Entries with chart source code

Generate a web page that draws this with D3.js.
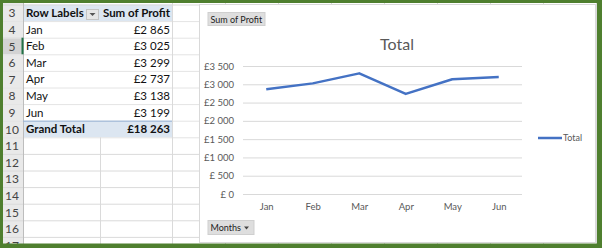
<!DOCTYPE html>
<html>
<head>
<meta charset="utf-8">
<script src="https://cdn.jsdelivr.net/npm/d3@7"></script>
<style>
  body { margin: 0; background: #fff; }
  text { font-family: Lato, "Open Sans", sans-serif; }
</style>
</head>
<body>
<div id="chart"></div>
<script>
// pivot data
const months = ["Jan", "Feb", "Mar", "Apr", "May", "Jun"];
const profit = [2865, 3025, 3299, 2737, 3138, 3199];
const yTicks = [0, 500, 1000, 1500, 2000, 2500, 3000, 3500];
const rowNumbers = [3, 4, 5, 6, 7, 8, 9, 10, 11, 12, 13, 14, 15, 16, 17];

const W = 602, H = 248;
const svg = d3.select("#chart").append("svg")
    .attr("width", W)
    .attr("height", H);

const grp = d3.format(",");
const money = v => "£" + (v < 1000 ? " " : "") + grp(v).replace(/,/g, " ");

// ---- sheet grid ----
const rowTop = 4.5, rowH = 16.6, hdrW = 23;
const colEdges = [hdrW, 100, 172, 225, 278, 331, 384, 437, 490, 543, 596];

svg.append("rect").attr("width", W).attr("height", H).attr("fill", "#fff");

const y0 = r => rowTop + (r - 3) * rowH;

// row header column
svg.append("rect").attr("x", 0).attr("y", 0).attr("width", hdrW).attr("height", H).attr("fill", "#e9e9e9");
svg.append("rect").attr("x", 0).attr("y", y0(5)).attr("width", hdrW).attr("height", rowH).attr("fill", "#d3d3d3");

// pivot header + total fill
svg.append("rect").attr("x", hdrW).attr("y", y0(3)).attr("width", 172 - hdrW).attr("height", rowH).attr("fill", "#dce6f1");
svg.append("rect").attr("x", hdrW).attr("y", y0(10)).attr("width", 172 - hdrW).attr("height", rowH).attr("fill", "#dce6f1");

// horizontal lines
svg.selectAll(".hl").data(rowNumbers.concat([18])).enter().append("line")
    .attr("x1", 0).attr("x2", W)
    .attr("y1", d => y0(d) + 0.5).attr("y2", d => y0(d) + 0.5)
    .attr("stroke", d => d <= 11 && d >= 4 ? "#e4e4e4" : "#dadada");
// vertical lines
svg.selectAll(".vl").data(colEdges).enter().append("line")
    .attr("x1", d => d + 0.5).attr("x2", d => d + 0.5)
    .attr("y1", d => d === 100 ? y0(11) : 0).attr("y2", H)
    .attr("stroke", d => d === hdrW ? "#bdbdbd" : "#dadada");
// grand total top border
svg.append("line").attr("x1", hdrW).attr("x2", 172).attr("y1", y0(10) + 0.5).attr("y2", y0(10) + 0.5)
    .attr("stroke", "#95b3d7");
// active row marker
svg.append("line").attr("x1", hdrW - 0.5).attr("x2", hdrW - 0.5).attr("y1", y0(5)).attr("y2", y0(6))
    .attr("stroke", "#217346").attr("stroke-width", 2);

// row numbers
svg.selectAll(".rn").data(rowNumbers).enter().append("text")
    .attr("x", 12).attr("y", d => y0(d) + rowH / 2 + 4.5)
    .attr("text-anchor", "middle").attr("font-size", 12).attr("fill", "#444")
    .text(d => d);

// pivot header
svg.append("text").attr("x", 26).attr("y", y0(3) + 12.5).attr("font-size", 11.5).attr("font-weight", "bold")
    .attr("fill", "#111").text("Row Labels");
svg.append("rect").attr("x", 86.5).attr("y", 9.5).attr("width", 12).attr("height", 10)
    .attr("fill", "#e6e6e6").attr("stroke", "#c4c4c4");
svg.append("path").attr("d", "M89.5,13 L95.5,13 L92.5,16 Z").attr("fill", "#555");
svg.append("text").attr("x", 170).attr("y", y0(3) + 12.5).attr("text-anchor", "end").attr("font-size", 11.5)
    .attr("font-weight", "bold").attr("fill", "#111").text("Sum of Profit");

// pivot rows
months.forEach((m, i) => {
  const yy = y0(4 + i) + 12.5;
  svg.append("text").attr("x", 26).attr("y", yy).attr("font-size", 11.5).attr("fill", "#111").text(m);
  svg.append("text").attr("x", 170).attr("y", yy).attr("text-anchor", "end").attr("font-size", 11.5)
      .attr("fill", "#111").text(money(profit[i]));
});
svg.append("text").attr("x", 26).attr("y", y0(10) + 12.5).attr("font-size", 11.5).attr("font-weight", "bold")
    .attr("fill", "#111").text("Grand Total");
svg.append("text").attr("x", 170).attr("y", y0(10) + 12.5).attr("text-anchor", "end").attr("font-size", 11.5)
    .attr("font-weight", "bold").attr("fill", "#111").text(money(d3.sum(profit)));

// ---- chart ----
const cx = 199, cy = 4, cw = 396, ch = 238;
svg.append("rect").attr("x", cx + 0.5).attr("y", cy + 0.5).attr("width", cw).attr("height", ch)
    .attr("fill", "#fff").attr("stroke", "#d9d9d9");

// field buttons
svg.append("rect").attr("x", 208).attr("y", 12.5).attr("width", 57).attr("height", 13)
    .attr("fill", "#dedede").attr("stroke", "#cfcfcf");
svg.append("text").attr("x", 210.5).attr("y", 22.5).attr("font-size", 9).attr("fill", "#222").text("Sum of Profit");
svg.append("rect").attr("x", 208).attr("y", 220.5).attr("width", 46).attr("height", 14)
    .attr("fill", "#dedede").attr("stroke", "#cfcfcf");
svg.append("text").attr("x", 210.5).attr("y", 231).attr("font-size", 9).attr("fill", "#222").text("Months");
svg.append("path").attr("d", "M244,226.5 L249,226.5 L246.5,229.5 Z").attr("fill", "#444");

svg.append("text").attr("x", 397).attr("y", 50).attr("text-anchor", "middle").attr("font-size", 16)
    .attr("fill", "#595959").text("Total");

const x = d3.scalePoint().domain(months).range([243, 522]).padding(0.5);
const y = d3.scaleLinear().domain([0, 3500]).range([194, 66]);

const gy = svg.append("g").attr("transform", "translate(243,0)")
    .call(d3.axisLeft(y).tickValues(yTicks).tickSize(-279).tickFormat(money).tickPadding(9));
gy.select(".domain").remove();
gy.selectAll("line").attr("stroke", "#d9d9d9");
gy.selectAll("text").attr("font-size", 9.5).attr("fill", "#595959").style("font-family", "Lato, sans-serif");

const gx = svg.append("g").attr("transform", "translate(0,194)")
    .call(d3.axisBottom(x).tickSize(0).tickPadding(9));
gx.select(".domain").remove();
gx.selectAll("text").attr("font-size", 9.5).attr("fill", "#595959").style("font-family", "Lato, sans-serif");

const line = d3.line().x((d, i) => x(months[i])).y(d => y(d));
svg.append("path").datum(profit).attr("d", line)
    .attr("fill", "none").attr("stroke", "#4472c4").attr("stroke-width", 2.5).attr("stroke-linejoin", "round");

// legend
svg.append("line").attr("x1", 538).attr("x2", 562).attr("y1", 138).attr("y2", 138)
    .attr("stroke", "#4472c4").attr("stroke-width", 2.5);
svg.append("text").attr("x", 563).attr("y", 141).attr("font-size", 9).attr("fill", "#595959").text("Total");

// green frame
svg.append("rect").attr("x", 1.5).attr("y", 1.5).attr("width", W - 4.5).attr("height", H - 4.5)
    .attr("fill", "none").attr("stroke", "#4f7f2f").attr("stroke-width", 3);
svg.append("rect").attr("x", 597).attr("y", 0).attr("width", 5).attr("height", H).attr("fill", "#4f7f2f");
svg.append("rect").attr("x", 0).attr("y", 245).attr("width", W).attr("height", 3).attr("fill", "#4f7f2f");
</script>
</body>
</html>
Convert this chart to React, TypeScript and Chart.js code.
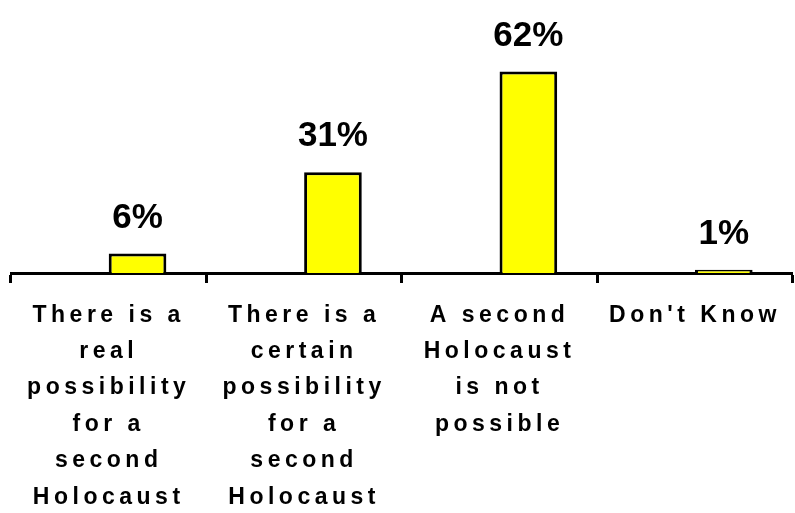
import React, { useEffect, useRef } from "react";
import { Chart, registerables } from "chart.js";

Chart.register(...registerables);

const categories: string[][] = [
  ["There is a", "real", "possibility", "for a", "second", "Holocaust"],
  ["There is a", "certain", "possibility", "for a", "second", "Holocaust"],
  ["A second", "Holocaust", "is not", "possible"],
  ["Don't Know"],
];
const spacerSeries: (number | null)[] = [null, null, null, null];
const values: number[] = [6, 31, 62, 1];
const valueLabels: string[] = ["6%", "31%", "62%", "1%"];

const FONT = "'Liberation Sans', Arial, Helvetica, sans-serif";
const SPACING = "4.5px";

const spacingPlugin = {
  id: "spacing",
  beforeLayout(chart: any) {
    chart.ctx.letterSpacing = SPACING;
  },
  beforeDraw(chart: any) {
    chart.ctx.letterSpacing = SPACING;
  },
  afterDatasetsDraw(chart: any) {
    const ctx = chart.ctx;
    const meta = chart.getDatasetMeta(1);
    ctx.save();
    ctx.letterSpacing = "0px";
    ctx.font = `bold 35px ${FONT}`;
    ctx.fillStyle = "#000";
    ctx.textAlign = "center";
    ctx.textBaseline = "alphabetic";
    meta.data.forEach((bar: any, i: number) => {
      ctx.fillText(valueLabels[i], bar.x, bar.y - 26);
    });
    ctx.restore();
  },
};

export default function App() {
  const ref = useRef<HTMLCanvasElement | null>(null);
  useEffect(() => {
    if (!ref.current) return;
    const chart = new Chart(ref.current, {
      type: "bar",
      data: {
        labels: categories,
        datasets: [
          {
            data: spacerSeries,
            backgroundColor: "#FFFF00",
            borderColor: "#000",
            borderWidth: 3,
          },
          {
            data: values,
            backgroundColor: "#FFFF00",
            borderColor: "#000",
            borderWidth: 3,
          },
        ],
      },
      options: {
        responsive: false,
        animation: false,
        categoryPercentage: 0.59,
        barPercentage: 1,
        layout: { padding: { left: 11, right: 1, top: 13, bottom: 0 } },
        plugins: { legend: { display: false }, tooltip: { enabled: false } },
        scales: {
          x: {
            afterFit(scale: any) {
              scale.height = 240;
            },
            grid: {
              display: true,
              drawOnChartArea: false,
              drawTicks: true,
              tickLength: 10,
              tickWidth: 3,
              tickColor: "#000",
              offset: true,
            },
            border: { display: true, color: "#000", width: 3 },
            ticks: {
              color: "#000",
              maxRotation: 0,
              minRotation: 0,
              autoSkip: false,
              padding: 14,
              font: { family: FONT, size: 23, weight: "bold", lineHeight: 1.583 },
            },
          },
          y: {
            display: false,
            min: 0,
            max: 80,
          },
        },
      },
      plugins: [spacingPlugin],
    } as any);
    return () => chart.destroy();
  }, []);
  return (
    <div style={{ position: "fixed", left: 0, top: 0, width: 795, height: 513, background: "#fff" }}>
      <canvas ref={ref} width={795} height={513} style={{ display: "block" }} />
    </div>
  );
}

==

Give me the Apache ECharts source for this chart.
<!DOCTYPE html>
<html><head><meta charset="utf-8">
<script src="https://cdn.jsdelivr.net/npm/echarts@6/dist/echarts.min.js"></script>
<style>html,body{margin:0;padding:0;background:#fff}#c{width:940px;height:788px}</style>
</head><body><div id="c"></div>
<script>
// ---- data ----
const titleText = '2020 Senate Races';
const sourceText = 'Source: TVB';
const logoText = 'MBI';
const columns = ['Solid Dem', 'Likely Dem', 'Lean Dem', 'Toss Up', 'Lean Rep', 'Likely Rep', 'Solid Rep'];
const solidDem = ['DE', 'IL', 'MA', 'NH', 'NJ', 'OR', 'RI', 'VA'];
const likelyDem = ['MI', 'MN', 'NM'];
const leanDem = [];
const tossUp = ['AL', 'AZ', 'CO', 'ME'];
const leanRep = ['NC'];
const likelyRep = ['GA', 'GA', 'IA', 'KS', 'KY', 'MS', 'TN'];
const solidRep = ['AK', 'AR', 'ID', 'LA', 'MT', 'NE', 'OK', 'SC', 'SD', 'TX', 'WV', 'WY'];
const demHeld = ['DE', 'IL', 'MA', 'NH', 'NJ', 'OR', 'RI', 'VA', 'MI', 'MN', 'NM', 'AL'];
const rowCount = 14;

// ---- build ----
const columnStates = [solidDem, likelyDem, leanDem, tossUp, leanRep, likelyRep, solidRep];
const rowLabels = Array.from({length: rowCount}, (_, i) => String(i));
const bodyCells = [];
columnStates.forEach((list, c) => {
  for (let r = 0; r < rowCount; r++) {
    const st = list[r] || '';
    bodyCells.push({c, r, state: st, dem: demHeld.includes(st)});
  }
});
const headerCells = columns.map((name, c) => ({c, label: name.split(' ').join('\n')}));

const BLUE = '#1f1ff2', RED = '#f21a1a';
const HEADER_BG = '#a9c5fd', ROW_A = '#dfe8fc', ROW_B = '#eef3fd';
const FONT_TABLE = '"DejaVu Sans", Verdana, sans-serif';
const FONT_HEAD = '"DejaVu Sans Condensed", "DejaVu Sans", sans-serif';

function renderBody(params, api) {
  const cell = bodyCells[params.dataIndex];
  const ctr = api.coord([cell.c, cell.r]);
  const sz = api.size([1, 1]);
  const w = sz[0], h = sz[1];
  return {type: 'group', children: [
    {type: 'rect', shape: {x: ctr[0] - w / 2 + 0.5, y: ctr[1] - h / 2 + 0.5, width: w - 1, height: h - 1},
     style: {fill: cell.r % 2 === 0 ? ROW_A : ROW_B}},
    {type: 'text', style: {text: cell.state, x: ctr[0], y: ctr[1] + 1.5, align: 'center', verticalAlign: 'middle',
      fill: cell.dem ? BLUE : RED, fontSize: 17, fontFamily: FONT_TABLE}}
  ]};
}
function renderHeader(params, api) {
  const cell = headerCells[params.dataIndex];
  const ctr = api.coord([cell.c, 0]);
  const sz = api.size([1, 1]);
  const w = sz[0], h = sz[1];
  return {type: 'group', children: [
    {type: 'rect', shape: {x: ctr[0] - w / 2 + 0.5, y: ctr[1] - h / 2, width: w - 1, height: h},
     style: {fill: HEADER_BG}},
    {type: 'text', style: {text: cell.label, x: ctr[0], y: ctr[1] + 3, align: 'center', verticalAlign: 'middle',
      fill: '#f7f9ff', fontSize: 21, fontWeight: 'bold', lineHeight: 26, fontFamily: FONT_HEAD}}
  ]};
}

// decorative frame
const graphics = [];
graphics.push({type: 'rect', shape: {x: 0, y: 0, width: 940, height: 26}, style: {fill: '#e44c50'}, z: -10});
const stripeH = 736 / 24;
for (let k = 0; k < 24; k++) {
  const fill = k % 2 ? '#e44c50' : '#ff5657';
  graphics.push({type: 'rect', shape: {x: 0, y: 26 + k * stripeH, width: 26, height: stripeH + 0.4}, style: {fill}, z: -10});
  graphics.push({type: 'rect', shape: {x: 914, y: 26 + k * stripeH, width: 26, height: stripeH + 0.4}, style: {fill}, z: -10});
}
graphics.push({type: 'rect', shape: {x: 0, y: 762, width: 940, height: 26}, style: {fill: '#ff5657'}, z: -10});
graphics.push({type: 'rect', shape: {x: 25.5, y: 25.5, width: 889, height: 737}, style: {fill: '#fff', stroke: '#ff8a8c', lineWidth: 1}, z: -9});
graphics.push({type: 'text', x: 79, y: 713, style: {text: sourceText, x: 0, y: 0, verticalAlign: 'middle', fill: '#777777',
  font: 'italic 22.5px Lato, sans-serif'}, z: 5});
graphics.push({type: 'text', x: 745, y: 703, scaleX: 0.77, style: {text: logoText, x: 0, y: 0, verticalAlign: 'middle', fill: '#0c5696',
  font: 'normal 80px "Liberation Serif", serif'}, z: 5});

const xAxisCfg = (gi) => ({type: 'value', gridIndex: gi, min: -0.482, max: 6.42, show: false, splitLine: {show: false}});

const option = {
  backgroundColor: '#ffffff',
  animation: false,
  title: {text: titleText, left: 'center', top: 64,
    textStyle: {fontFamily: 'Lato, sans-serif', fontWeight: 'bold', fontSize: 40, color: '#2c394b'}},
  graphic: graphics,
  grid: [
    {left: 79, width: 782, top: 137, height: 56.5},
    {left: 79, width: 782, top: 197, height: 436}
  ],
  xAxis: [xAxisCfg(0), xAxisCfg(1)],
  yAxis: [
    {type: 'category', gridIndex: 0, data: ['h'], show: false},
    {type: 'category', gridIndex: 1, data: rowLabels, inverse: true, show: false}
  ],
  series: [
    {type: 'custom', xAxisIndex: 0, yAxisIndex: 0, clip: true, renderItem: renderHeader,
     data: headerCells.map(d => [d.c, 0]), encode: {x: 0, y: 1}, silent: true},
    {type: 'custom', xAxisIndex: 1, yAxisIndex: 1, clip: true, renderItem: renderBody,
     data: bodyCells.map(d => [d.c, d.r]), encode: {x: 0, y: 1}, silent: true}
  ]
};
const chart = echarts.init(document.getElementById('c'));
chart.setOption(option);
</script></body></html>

Short exercise
Give again, word for word, the lines from the one that contains "Convert this chart" to the one that contains "Chart.register(...registerables);", both included. Omit the pictures.

Output below
Convert this chart to React, TypeScript and Chart.js code.
import React, { useEffect, useRef } from "react";
import { Chart, registerables } from "chart.js";

Chart.register(...registerables);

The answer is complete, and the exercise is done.